How does sample size affect the correlation coefficient?
Sample size influences correlation analysis in several ways:
- Stability: Larger samples produce more stable r values (less affected by outliers)
- Significance: With n > 100, even small r values (0.2) may be statistically significant
- Precision: Confidence intervals narrow as n increases
- Minimum: At least 5-10 data points recommended for meaningful calculation
Rule of thumb: For r ≈ 0.3 to be significant at p < 0.05, you need approximately:
- n ≈ 85 for power = 0.80
- n ≈ 123 for power = 0.90
Can r be greater than 1 or less than -1?
In theory, Pearson’s r is mathematically constrained between -1 and +1. However, you might encounter values outside this range due to:
- Calculation errors: Most common cause (e.g., programming mistakes)
- Constant variables: If either variable has zero variance (all values identical)
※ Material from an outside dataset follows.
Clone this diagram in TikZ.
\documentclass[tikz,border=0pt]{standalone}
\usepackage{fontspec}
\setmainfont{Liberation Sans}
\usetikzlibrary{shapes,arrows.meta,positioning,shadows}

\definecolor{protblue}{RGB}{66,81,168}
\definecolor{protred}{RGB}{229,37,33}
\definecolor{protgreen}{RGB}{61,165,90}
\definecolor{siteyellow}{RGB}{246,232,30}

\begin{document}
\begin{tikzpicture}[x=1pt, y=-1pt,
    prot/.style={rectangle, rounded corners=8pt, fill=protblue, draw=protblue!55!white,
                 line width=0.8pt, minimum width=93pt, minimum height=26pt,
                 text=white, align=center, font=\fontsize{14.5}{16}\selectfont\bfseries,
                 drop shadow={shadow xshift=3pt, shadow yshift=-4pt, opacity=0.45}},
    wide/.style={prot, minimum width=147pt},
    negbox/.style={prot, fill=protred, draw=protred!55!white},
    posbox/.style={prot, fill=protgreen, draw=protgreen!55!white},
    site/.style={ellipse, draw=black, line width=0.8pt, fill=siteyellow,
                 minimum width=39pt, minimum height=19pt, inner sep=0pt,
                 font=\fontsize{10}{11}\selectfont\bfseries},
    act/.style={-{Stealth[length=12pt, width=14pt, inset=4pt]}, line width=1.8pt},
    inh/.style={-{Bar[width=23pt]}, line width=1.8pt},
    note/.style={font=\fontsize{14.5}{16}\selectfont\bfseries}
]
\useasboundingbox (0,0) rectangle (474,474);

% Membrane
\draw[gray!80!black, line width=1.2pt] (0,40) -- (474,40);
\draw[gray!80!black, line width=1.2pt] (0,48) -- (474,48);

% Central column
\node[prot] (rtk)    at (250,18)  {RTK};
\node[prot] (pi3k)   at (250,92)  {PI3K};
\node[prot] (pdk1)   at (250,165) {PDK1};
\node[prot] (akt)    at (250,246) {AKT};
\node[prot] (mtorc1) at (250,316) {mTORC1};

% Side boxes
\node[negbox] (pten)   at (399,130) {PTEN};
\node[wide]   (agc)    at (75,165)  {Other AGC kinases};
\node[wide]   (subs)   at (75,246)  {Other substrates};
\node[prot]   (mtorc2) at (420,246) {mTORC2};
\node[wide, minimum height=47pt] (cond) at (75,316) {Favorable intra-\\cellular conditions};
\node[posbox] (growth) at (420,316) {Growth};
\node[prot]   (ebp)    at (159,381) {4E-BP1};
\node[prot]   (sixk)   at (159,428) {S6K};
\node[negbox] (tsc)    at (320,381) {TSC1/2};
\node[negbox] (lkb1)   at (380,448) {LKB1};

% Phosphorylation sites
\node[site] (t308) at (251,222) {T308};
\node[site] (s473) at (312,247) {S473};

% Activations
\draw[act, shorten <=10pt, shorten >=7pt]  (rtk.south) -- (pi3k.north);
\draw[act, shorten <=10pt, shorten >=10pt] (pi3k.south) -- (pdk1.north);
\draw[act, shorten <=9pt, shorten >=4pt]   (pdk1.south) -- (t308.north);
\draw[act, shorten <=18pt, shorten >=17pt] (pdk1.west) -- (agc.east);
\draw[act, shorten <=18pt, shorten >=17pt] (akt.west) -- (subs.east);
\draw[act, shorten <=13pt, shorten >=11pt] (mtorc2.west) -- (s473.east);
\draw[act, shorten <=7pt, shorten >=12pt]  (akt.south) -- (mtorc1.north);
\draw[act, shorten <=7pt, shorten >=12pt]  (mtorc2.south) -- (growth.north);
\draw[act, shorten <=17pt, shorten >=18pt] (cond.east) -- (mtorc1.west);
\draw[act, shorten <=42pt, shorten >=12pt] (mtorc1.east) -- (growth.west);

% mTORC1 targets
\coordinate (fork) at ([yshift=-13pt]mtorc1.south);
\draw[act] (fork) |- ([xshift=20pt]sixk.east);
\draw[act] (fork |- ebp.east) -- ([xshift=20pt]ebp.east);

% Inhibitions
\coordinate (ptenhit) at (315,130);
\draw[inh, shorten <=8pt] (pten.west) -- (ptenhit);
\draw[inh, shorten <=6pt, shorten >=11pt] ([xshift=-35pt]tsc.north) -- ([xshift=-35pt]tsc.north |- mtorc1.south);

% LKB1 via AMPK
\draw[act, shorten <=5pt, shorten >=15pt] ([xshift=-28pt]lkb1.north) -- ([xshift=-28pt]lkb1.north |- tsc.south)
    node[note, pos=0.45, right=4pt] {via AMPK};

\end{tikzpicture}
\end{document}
- Weighted correlations: Some weighted variants can exceed ±1
- Sampling issues: Extreme outliers in very small samples
If you get r > 1 or r < -1:
- Double-check your calculations
- Verify no variable has zero variance
- Examine for data entry errors
- Consider using robust correlation methods
How do I calculate correlation by hand for grouped data?
For grouped (binned) data, use the class midpoints as representative values:
- Determine class midpoints (x̄i, ȳi) for each bin
- Calculate weighted means:
x̄ = Σ(fix̄i)/Σfi
ȳ = Σ(fiȳi)/Σfi
- Compute deviations using midpoints
- Apply standard Pearson formula with frequencies as weights
Example: For age groups (20-29, 30-39) and income ranges ($20k-$29k, $30k-$39k), use 24.5 and 34.5 as age midpoints, $24,500 and $34,500 as income midpoints.
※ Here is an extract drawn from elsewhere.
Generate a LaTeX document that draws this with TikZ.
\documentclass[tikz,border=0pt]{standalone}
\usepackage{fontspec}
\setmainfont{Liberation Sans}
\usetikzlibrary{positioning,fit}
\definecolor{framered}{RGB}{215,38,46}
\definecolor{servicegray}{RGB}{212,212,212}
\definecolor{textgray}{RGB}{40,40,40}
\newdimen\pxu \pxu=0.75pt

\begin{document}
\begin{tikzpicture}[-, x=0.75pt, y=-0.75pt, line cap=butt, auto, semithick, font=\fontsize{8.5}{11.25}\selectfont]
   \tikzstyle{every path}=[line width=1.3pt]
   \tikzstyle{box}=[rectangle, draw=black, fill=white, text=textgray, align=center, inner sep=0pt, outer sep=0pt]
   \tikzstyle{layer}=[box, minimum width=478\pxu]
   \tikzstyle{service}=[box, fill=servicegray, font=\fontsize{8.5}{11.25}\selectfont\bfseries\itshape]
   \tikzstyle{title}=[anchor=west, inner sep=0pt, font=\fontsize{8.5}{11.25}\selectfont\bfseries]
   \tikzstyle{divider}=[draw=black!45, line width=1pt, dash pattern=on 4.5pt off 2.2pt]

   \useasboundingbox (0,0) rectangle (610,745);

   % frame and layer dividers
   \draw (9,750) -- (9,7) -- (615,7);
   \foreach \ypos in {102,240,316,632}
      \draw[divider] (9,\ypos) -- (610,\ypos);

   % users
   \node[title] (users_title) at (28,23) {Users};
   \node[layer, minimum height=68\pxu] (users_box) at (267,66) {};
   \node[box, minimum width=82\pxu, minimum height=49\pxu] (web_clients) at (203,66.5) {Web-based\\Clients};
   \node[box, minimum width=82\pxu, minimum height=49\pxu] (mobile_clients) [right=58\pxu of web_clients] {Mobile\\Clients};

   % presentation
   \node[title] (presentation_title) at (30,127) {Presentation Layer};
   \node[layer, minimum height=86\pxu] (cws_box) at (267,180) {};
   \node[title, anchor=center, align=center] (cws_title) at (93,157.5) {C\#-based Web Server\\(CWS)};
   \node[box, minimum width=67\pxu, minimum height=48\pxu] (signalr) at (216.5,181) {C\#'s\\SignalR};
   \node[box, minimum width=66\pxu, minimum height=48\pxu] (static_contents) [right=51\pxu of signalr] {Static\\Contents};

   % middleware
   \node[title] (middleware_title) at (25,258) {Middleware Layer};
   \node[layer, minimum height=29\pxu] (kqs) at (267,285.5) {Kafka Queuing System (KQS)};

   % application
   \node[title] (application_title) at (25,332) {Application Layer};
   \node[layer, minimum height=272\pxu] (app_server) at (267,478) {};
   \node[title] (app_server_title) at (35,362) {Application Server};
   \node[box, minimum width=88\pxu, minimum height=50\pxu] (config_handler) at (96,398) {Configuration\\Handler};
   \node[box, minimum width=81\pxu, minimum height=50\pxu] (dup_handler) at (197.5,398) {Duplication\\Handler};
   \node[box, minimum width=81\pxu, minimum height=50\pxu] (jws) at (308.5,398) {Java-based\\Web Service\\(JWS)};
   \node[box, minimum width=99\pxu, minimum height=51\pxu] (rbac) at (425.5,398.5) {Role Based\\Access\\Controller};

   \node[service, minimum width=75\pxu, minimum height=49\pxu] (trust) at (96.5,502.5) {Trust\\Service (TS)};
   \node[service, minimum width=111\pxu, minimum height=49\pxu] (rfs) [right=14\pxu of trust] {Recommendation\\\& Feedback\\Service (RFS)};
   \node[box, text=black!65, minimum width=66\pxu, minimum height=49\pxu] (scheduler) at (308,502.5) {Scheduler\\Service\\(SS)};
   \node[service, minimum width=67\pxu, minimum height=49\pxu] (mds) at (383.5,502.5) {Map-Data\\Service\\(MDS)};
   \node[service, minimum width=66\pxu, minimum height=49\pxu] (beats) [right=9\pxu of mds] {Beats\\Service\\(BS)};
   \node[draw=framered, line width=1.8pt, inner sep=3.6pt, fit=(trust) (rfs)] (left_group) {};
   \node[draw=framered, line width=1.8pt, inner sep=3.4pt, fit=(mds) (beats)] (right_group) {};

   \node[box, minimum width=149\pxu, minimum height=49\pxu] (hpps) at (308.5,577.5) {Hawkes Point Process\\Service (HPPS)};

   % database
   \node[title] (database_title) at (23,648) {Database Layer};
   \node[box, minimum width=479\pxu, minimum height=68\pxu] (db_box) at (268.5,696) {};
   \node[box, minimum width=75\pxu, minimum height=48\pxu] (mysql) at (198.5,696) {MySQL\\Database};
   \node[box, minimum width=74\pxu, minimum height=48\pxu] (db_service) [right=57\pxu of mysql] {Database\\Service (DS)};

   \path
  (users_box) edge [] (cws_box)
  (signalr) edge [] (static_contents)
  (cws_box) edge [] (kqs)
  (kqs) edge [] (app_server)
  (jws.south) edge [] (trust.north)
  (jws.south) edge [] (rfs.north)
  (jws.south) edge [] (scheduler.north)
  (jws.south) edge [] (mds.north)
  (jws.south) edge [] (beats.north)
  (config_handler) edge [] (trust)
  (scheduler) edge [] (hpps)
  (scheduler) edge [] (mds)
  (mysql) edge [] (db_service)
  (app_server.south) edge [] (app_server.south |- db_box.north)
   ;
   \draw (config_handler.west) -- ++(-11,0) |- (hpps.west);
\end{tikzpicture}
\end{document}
What are some common mistakes when calculating r by hand?
Avoid these frequent errors:
-
Mean calculation errors:
- Forgetting to divide by n
- Using wrong decimal precision
- Miscounting data points
-
Deviation mistakes:
- Using wrong mean values
- Sign errors in deviations
- Forgetting to square deviations
-
Summation problems:
- Missing terms in summation
- Double-counting data points
- Incorrectly summing products
-
Final calculation:
- Forgetting square root in denominator
- Division errors
- Sign errors in final result
Verification tip: Always check that Σ(x – x̄) = 0 and Σ(y – ȳ) = 0 as a sanity check.
Are there alternatives to Pearson’s r for non-linear relationships?
When relationships aren’t linear, consider these alternatives:
| Method | Best For | Range | Implementation |
|---|---|---|---|
| Polynomial Regression | Curvilinear relationships | R² (0 to 1) | Fit quadratic/cubic models |
| Spearman’s ρ | Monotonic relationships | -1 to +1 | Rank data, apply Pearson to ranks |
| Kendall’s τ | Ordinal data, small samples | -1 to +1 | Count concordant/discordant pairs |
| Distance Correlation | Complex non-linear patterns | 0 to 1 | Use energy statistics package |
| Mutual Information | Any statistical dependence | 0 to ∞ | Information theory approaches |
For advanced non-linear analysis, consult statistical software documentation or resources from American Statistical Association.